Since 1913, federal laws have layered additional protections on top of this framework. The Voting Rights Act of 1965 outlawed literacy tests and other discriminatory barriers that states had used to suppress voter participation.9National Archives. Voting Rights Act (1965) Subsequent amendments to the Constitution lowered the voting age to 18 and prohibited poll taxes. But the 17th Amendment’s baseline rule remains in place: your right to vote for a senator is anchored to your right to vote for your state’s lower house.
When a Senate seat opens up unexpectedly, the 17th Amendment lays out a two-part process. First, the governor must issue a writ of election to schedule a special election so voters can choose a permanent replacement. Second, the state legislature may authorize the governor to appoint someone to hold the seat temporarily until that election happens.10Legal Information Institute. U.S. Constitution – 17th Amendment This mirrors the vacancy process for the House but adds the temporary-appointment option that House vacancies lack.11Congress.gov. ArtI.S3.C2.2 Senate Vacancies Clause
The amendment doesn’t set a deadline for holding the special election. That’s left to state law, and states have taken wildly different approaches. Forty-five states authorize their governor to make a temporary appointment so the seat doesn’t sit empty. Five states require vacancies to be filled exclusively through a special election with no interim appointment at all.12Congressional Research Service. U.S. Senate Vacancies: How Are They Filled?
Among states that allow temporary appointments, the timelines for a permanent replacement vary considerably. Some fill the seat at the next regularly scheduled general election. Others require a stand-alone special election on an accelerated schedule, with timelines ranging from roughly 60 days to over 150 days after the vacancy occurs. If a state legislature has not granted the governor appointment power, the seat remains vacant until voters fill it.
The 17th Amendment didn’t just change how senators get their jobs.

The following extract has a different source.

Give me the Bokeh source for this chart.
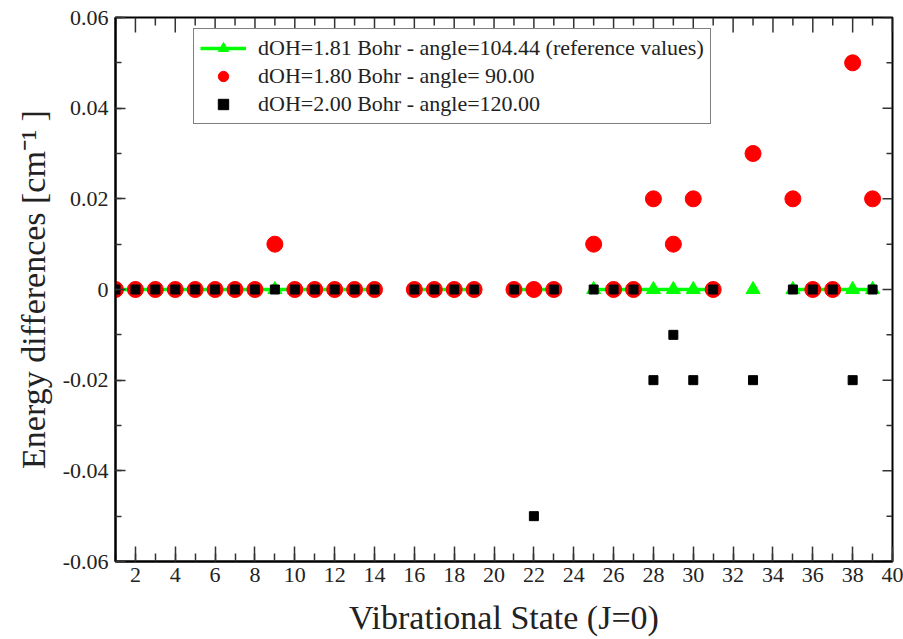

It fundamentally altered the relationship between state governments and the federal government. Under the original system, state legislatures had a direct pipeline to Congress. If a senator voted for policies that burdened the state, the legislature could simply replace that senator at the end of the term. That threat gave state governments real leverage over federal lawmaking.
Once senators answered to voters instead of legislators, that leverage disappeared. Senators now campaign on national issues, raise money from national donors, and build their political identity around party affiliation rather than state government priorities. Critics of the amendment argue this shift opened the door to federal expansion into areas that had traditionally been left to the states, including unfunded mandates that force states to spend money implementing federal programs without adequate federal funding.
Supporters of the amendment counter that the old system was never the principled check on federal power its defenders claim. The pre-1913 Senate was plagued by bribery, deadlocks, and backroom deals. Giving voters direct control over their senators didn’t weaken federalism so much as it replaced a broken accountability mechanism with one that actually works. The Senate still represents states as equal political units, and state governments retain enormous independent authority over their own affairs regardless of how senators are selected.
Periodic calls to repeal the 17th Amendment have surfaced over the years, including state legislative resolutions and advocacy campaigns arguing that returning to legislative appointment would restore the Founders’ intended balance of power. None of these efforts have gained serious traction. Repealing a constitutional amendment requires the same supermajority process as passing one, and public support for direct election of senators remains overwhelming.